Am 26.05.25 um 11:10 schrieb Kevin Wolf:
> Am 23.05.2025 um 20:12 hat Andrey Drobyshev geschrieben:
>> Okay, I've got a very simple and naive question to ask.  We've got this
>> pattern recurring throughout the series:
>>
>>> GLOBAL_STATE_CODE();
>>> bdrv_drain_all_begin();
>>> bdrv_graph_rdlock_main_loop();
>>>
>>> ...
>>>
>>> bdrv_graph_rdunlock_main_loop();
>>> bdrv_drain_all_end();
>>
>> bdrv_graph_rdlock_main_loop() doesn't actually take any locks, it
>> asserts that we're running in the main thread and not in a coroutine.
>> bdrv_graph_rdunlock_main_loop() does the same.
>> GRAPH_RDLOCK_GUARD_MAINLOOP() does both those calls, in the beginning of
>> a function and when leaving its scope, so essentially it also just does
>> assert(qemu_in_main_thread() && !qemu_in_coroutine()).
>>
>> Therefore:
>>
>> 1. Is there any real benefit from using those
>> {rdlock/rdunlock}_main_loop() constructions, or they're here due to
>> historical reasons only?
> 
> It's the price we pay for the compiler to verify our locking rules.
> 
>> 2. Would it hurt if we only leave GRAPH_RDLOCK_GUARD_MAINLOOP() in all
>> such occurrences?  At least when it's obvious we can't get out of the
>> main thread.  That would simply deliver us from performing same checks
>> several times, similar to what's done in commit 22/24 ("block/io: remove
>> duplicate GLOBAL_STATE_CODE() in bdrv_do_drained_end()").
> 
> Once bdrv_drain_all_begin() is marked GRAPH_UNLOCKED, calling it after
> GRAPH_RDLOCK_GUARD_MAINLOOP() would be wrong according to TSA rules
> (which don't know anything about this being only a fake lock) and the
> build would fail.

Note that I did not mark bdrv_drain_all_begin() as GRAPH_UNLOCKED in the
series yet. The reason is that I wasn't fully sure if that is okay,
given that it also can be called from a coroutine and does
bdrv_co_yield_to_drain() then. But I suppose that doesn't do anything
with the graph lock, so I'll add the GRAPH_UNLOCKED marker in v3.
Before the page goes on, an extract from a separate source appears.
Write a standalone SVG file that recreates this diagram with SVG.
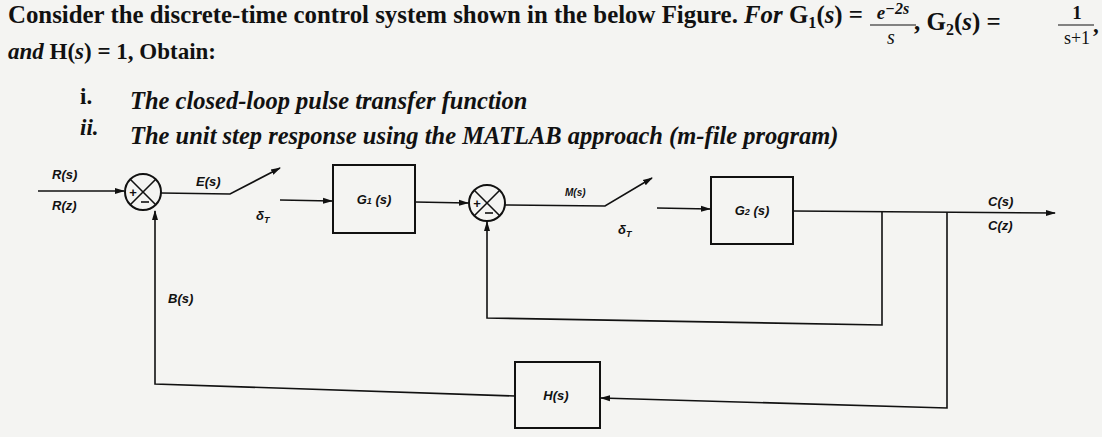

I don't see any callers that actually are in coroutine context, except
test_quiesce_co_drain_all() and test_drv_cb_co_drain_all() in
tests/unit/test-bdrv-drain.c

Adding
 GLOBAL_STATE_CODE();
 assert(!qemu_in_coroutine());
to the beginning of the function seems to not cause any test failures
except for the two unit tests already mentioned.